- Burnett School College of Medicine
Dr. Victor Davidson, a professor at the Burnett School of Biomedical Sciences, has been honored with a MERIT Award from the National Institutes of Health (NIH) for his “distinctly superior” long-term research efforts. The NIH gives the award to a select few researchers each year with the goal that such long-term financial support for their scientific efforts will “allow investigators the opportunity to take greater risks, be more adventurous in their lines of inquiry or take time to develop new techniques.”
Dr. Davidson has 27 years of continued grant support from the NIH. The MERIT Award means his NIH funding will continue uninterrupted for at least five years. His research focus is on enzymes – proteins that serve as the body’s powerhouses. Such proteins allow chemical reactions for functions like breathing, metabolism and blood clotting to take place much faster than they would otherwise occur.

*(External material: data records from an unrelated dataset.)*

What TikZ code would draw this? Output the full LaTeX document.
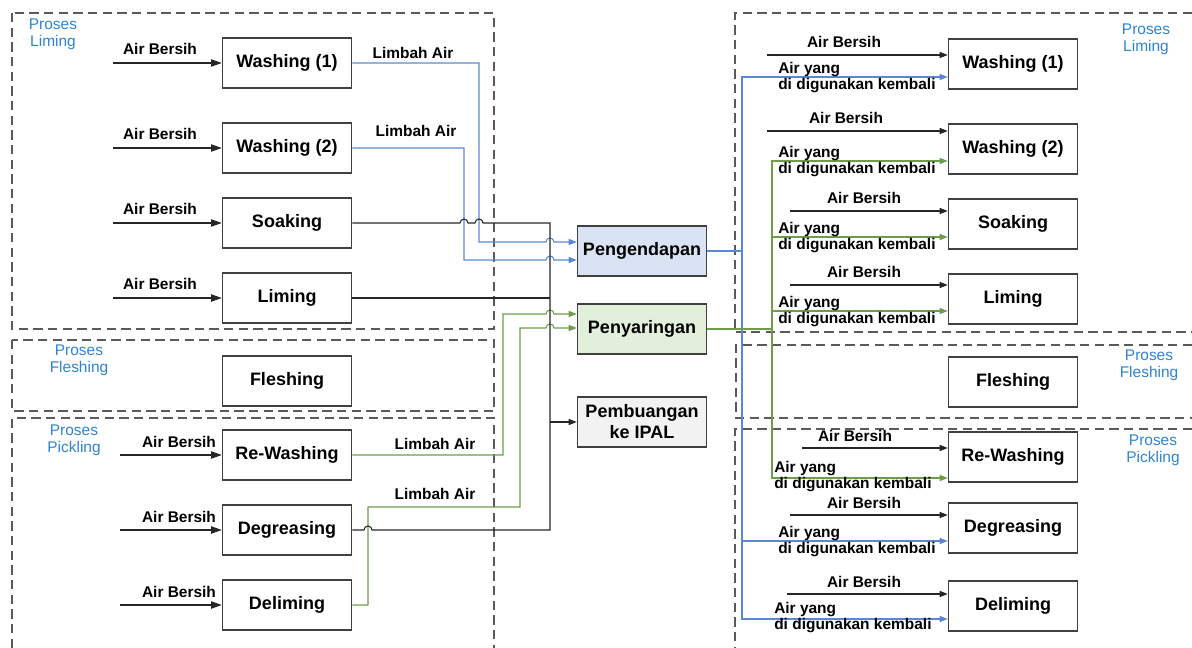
\documentclass[tikz,border=0pt]{standalone}
\usepackage{fontspec}
\setmainfont{Liberation Sans}
\usetikzlibrary{arrows.meta,calc}

\definecolor{limbahblue}{HTML}{5B88D6}
\definecolor{saringgreen}{HTML}{6E9C4A}
\definecolor{prosesblue}{HTML}{2F84CF}
\definecolor{endapfill}{HTML}{DAE3F3}
\definecolor{saringfill}{HTML}{E2EFDA}
\definecolor{buangfill}{HTML}{F2F2F2}
\definecolor{framegray}{HTML}{5A5A5A}

\tikzset{
  proc/.style={draw=black!75, line width=0.9pt, fill=white, minimum width=97pt, minimum height=37.5pt,
    inner sep=2pt, align=center, font=\fontsize{13.5}{15.75}\selectfont\bfseries},
  lbl/.style={inner sep=0pt, font=\fontsize{11.6}{12}\selectfont\bfseries},
  reuse/.style={lbl, align=left, anchor=north west},
  proses/.style={inner sep=0pt, align=center, text=prosesblue, font=\fontsize{11.6}{12.75}\selectfont},
  frame/.style={draw=framegray, line width=0.8pt, dash pattern=on 7pt off 4pt},
  air/.style={draw=black!85, line width=0.8pt},
  bigtip/.style={-{Triangle[length=8pt,width=5.5pt]}},
  tip/.style={-{Triangle[length=6pt,width=4.5pt]}},
  limbah/.style={draw=limbahblue, line width=0.8pt},
  saring/.style={draw=saringgreen, line width=0.8pt},
}

\begin{document}
\begin{tikzpicture}[x=0.75pt,y=-0.75pt]
	\useasboundingbox (0,0) rectangle (1192,648);
	
	% dashed frames, left
	\draw[frame] (12,13) rectangle (494,329);
	\draw[frame] (12,340) rectangle (494,411);
	\draw[frame] (12,648) -- (12,418) -- (494,418) -- (494,648);
	% dashed frames, right
	\draw[frame] (1192,13) -- (735,13) -- (735,332) -- (1192,332);
	\draw[frame] (1192,345) -- (736,345) -- (736,418) -- (1192,418);
	\draw[frame] (1192,429) -- (735,429) -- (735,648);
	
	\node[proses] (pl-l) at (53,34.5) {Proses\\Liming};
	\node[proses] (pf-l) at (79,360.5) {Proses\\Fleshing};
	\node[proses] (pp-l) at (74,440) {Proses\\Pickling};
	\node[proses] (pl-r) at (1146,39.5) {Proses\\Liming};
	\node[proses] (pf-r) at (1149,365.5) {Proses\\Fleshing};
	\node[proses] (pp-r) at (1153,450.5) {Proses\\Pickling};
	
	% process boxes, left
	\node[proc] (lw1) at (287,63) {Washing (1)};
	\node[proc] (lw2) at (287,148) {Washing (2)};
	\node[proc] (ls) at (287,223) {Soaking};
	\node[proc] (ll) at (287,298) {Liming};
	\node[proc] (lf) at (287,381) {Fleshing};
	\node[proc] (lrw) at (287,455) {Re-Washing};
	\node[proc] (ldeg) at (287,530) {Degreasing};
	\node[proc] (ldel) at (287,605) {Deliming};
	
	% treatment
	\node[proc, fill=endapfill] (endap) at (642,251) {Pengendapan};
	\node[proc, fill=saringfill] (saring) at (642,329) {Penyaringan};
	\node[proc, fill=buangfill] (buang) at (642,422) {Pembuangan\\ke IPAL};
	
	% process boxes, right
	\node[proc] (rw1) at (1013,64) {Washing (1)};
	\node[proc] (rw2) at (1013,149) {Washing (2)};
	\node[proc] (rs) at (1013,224) {Soaking};
	\node[proc] (rl) at (1013,299) {Liming};
	\node[proc] (rf) at (1013,382) {Fleshing};
	\node[proc] (rrw) at (1013,457) {Re-Washing};
	\node[proc] (rdeg) at (1013,528) {Degreasing};
	\node[proc] (rdel) at (1013,606) {Deliming};
	
	% air bersih, left
	\foreach \n/\xs/\xl in {lw1/113/160, lw2/113/160, ls/113/160, ll/113/160, lrw/120/179, ldeg/120/179, ldel/120/179} {
		\coordinate (in-\n) at (\xs,0 |- \n.west);
		\draw[air, bigtip] (in-\n) -- (\n.west);
		\node[lbl, anchor=base] (ab-\n) at ($(\xl,0 |- \n.west)+(0,-8)$) {Air Bersih};
	}
	
	% limbah air
	\draw[limbah, tip] (lw1.east) -- (479,63) -- (479,242) -- (546,242)
		arc[start angle=180, end angle=360, radius=4] -- (endap.west |- 0,242);
	\draw[limbah, tip] (lw2.east) -- (464,148) -- (464,260) -- (546,260)
		arc[start angle=180, end angle=360, radius=4] -- (endap.west |- 0,260);
	\node[lbl, anchor=base] (la-w1) at (413,59) {Limbah Air};
	\node[lbl, anchor=base] (la-w2) at (416,137) {Limbah Air};
	
	\draw[saring, tip] (lrw.east) -- (503,455) -- (503,314) -- (546,314)
		arc[start angle=180, end angle=360, radius=4] -- (saring.west |- 0,314);
	\draw[saring, tip] (ldel.east) -- (368,605) -- (368,507) -- (520,507) -- (520,328) -- (546,328)
		arc[start angle=180, end angle=360, radius=4] -- (saring.west |- 0,328);
	\node[lbl, anchor=base] (la-rw) at (435,449) {Limbah Air};
	\node[lbl, anchor=base] (la-del) at (435,499) {Limbah Air};
	
	% langsung ke IPAL
	\draw[air] (ls.east) -- (460,223) arc[start angle=180, end angle=360, radius=4]
		-- (475,223) arc[start angle=180, end angle=360, radius=4] -- (550,223) -- (550,422);
	\draw[air] (ll.east) -- (550,298);
	\draw[air] (ldeg.east) -- (364,530) arc[start angle=180, end angle=360, radius=4]
		-- (550,530) -- (550,422);
	\draw[air, tip] (550,422) -- (buang.west);
	
	% air yang digunakan kembali
	\draw[limbah, tip] (endap.east) -| (742,77) -- (rw1.west |- 0,77);
	\draw[limbah, tip] (742,251) |- (rdeg.west |- 0,541);
	\draw[limbah, tip] (742,251) |- (rdel.west |- 0,619);
	\draw[saring, tip] (saring.east) -| (772,161) -- (rw2.west |- 0,161);
	\draw[saring, tip] (772,329) |- (rs.west |- 0,237);
	\draw[saring, tip] (772,329) |- (rl.west |- 0,311);
	\draw[saring, tip] (772,329) |- (rrw.west |- 0,478);
	
	% air bersih, right
	\foreach \n/\xs/\y/\xl in {rw1/767/55/844, rw2/767/131/846, rs/790/211/864, rl/790/285/864,
		rrw/802/448/855, rdeg/790/515/864, rdel/787/594/864} {
		\coordinate (in-\n) at (\xs,\y);
		\draw[air, tip] (in-\n) -- (\n.west |- 0,\y);
		\node[lbl, anchor=base] (ab-\n) at (\xl,\y-7) {Air Bersih};
	}
	\foreach \n/\xl/\yt in {rw1/778/62, rw2/778/146, rs/778/222, rl/778/296, rrw/774/461, rdeg/778/526, rdel/774/602}
		\node[reuse] (re-\n) at (\xl,\yt) {Air yang\\di digunakan kembali};
\end{tikzpicture}
\end{document}
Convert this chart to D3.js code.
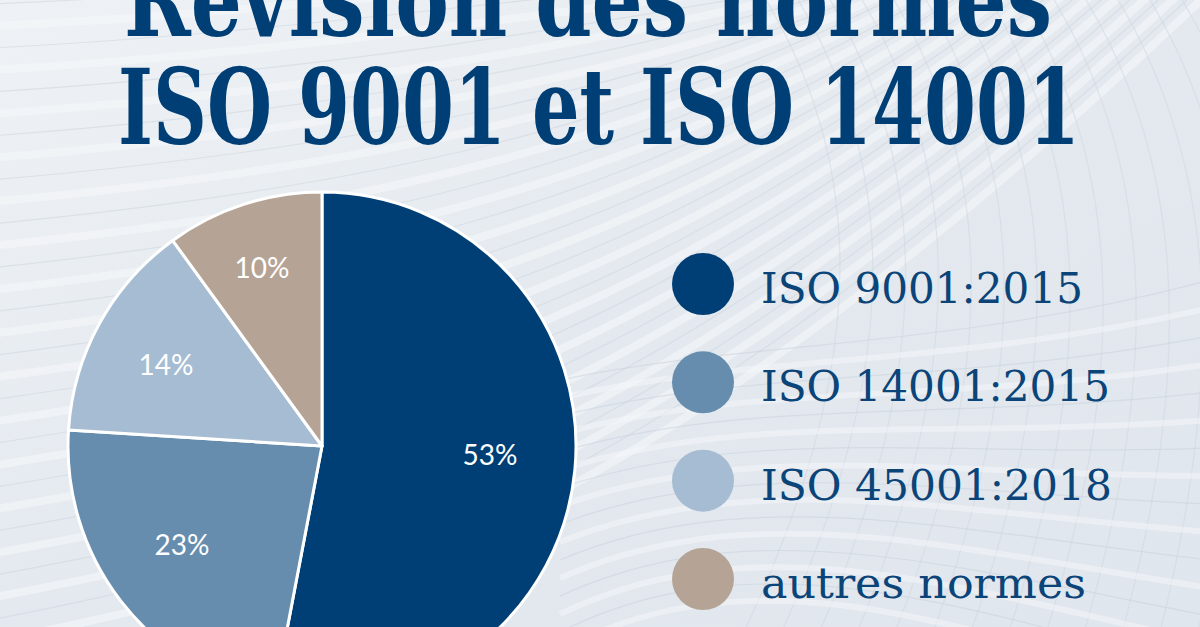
<!DOCTYPE html>
<html><head><meta charset="utf-8">
<script src="https://cdn.jsdelivr.net/npm/d3@7"></script>
<style>html,body{margin:0;padding:0;overflow:hidden;background:#e6ebf0}</style>
</head><body>
<script>
const categories = ["ISO 9001:2015", "ISO 14001:2015", "ISO 45001:2018", "autres normes"];
const values = [53, 23, 14, 10];
const labels = ["53%", "23%", "14%", "10%"];
const colors = ["#003f76", "#668dae", "#a6bcd3", "#b5a495"];
const titleLines = ["Révision des normes", "ISO 9001 et ISO 14001"];

const W = 1200, H = 627;
const svg = d3.select("body").append("svg").attr("width", W).attr("height", H);
const defs = svg.append("defs");
const g0 = defs.append("linearGradient").attr("id","bg").attr("x1",0).attr("y1",0).attr("x2",1).attr("y2",1);
g0.append("stop").attr("offset",0).attr("stop-color","#eef2f6");
g0.append("stop").attr("offset",0.5).attr("stop-color","#e4e9ef");
g0.append("stop").attr("offset",1).attr("stop-color","#e0e6ed");
svg.append("rect").attr("width",W).attr("height",H).attr("fill","url(#bg)");

// decorative wavy background
const bgG = svg.append("g");
for (let k = 0; k < 34; k++) {
  const y0 = -40 + k * 22;
  const xr = 760 + k * 14;
  const p = d3.path();
  p.moveTo(-10, y0);
  p.bezierCurveTo(350, y0 - 10 - k*2, 650, y0 - 60 - k*3, xr, -20);
  bgG.append("path").attr("d", p.toString()).attr("fill","none")
    .attr("stroke", k % 2 ? "#f6f8fa" : "#cdd5df").attr("stroke-width", k % 2 ? 8 : 1.2).attr("opacity",0.55);
}
for (let k = 0; k < 14; k++) {
  const x0 = 820 + k * 32;
  const p = d3.path();
  p.moveTo(x0 - 60, -10);
  p.bezierCurveTo(x0 + 40, 150, x0 + 60, 350, x0 - 80 + k*6, 640);
  bgG.append("path").attr("d", p.toString()).attr("fill","none")
    .attr("stroke", "#cdd5df").attr("stroke-width", 1.2).attr("opacity",0.5);
}
for (let k = 0; k < 16; k++) {
  const y0 = 380 + k * 18;
  const p = d3.path();
  p.moveTo(560, y0);
  p.bezierCurveTo(750, y0 - 40 - k*4, 950, y0 - 30, 1210, y0 - 100 + k*10);
  bgG.append("path").attr("d", p.toString()).attr("fill","none")
    .attr("stroke", k % 2 ? "#f4f6f9" : "#c9d2dc").attr("stroke-width", k % 2 ? 6 : 1.2).attr("opacity",0.55);
}

// title
const title = svg.append("g").attr("fill","#003f76")
  .style("font-family","'DejaVu Serif Condensed','DejaVu Serif',serif").style("font-weight","bold");
title.append("text").attr("x",124).attr("y",36).attr("font-size",104)
  .attr("textLength",928).attr("lengthAdjust","spacingAndGlyphs").text(titleLines[0]);
title.append("text").attr("x",118).attr("y",144).attr("font-size",104)
  .attr("textLength",962).attr("lengthAdjust","spacingAndGlyphs").text(titleLines[1]);

// pie
const cx = 322, cy = 446, R = 254;
const pie = d3.pie().sort(null).value(d => d);
const arcs = pie(values);
const arc = d3.arc().innerRadius(0).outerRadius(R);
const pg = svg.append("g").attr("transform",`translate(${cx},${cy})`);
pg.selectAll("path").data(arcs).join("path")
  .attr("d", arc).attr("fill",(d,i)=>colors[i])
  .attr("stroke","#ffffff").attr("stroke-width",3).attr("stroke-linejoin","round");
// label offsets relative to pie centre, as fractions of the radius
const labelFrac = [[0.661, 0.035], [-0.551, 0.39], [-0.614, -0.319], [-0.236, -0.701]];
pg.selectAll("text").data(arcs).join("text")
  .attr("transform",(d,i)=>`translate(${labelFrac[i][0]*R},${labelFrac[i][1]*R})`)
  .attr("text-anchor","middle").attr("dy","0.35em")
  .attr("fill","#ffffff").style("font-family","Lato, 'Open Sans', sans-serif").attr("font-size",28)
  .text((d,i)=>labels[i]);

// legend
const ly = d3.scalePoint().domain(categories).range([284, 579]);
const lg = svg.append("g");
const widths = [322, 349, 351, 325];
categories.forEach((c,i)=>{
  lg.append("circle").attr("cx",703).attr("cy",ly(c)).attr("r",31).attr("fill",colors[i]);
  lg.append("text").attr("x",761).attr("y",ly(c)+19).attr("fill","#0a4478")
    .style("font-family","'DejaVu Serif',serif").attr("font-size",43)
    .attr("textLength",widths[i]).attr("lengthAdjust","spacingAndGlyphs").text(c);
});
</script>
</body></html>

Because enzymes are so integral to every bodily function, they are necessary for survival and form interconnected pathways between all body functions. Dr. Davidson’s research specifically studies how enzymes transfer electrons and activate molecular oxygen while minimizing oxidative damage to the body. Such oxidative stress is linked to many conditions including cardiovascular disease, diabetes and inflammatory diseases like arthritis. Learning how enzymes work – and how they protect against oxidative damage – may hold the key to finding treatments for disease or solutions to healthier aging he said.
Dr. Griffith Parks, director of the Burnett School of Biomedical Sciences, said Dr. Davidson’s MERIT Award illustrates the significance of the scientific research being done at UCF. “Dr. Davidson is an outstanding researcher who has been recognized by the NIH for his major contributions to the fundamental understanding of how proteins function,” he said. “We should all be proud that one of our Burnett School colleagues has this prestigious award in biomedical research.”
Dr. Davidson said one of the challenges of studying the role of enzymes is being able to see how they work, how they move through the cells and what can damage them. He has developed several new systems in his lab that use native and genetically engineered water soluble enzymes. In these systems, the enzyme-catalyzed reactions can be observed and reaction intermediates can be captured via crystallization and other biochemical and biophysical techniques. Through these systems, scientists can now see how enzymes react to oxygenation – and what parts of the cells are damaged by such chemical changes. “If we can see it, we can determine exactly how something works,” Dr. Davidson said, “and we have a better chance to intervene.”
By understanding such damage, scientists may be able to find treatments for conditions “pre-pre-clinically” before a condition like high cholesterol even shows up on a blood test and before the patient becomes symptomatic. Dr. Davidson gave the example of a person who became serious ill “all of a sudden.” Such illness may be triggered by environmental or genetic damage to enzymes, he said.
Dr. Davidson said he was “very grateful” for the award and the NIH’s recognition of the strength of his ongoing research. “I like to see and figure out how something works,” he said of his scientific work. “It’s like solving a puzzle.”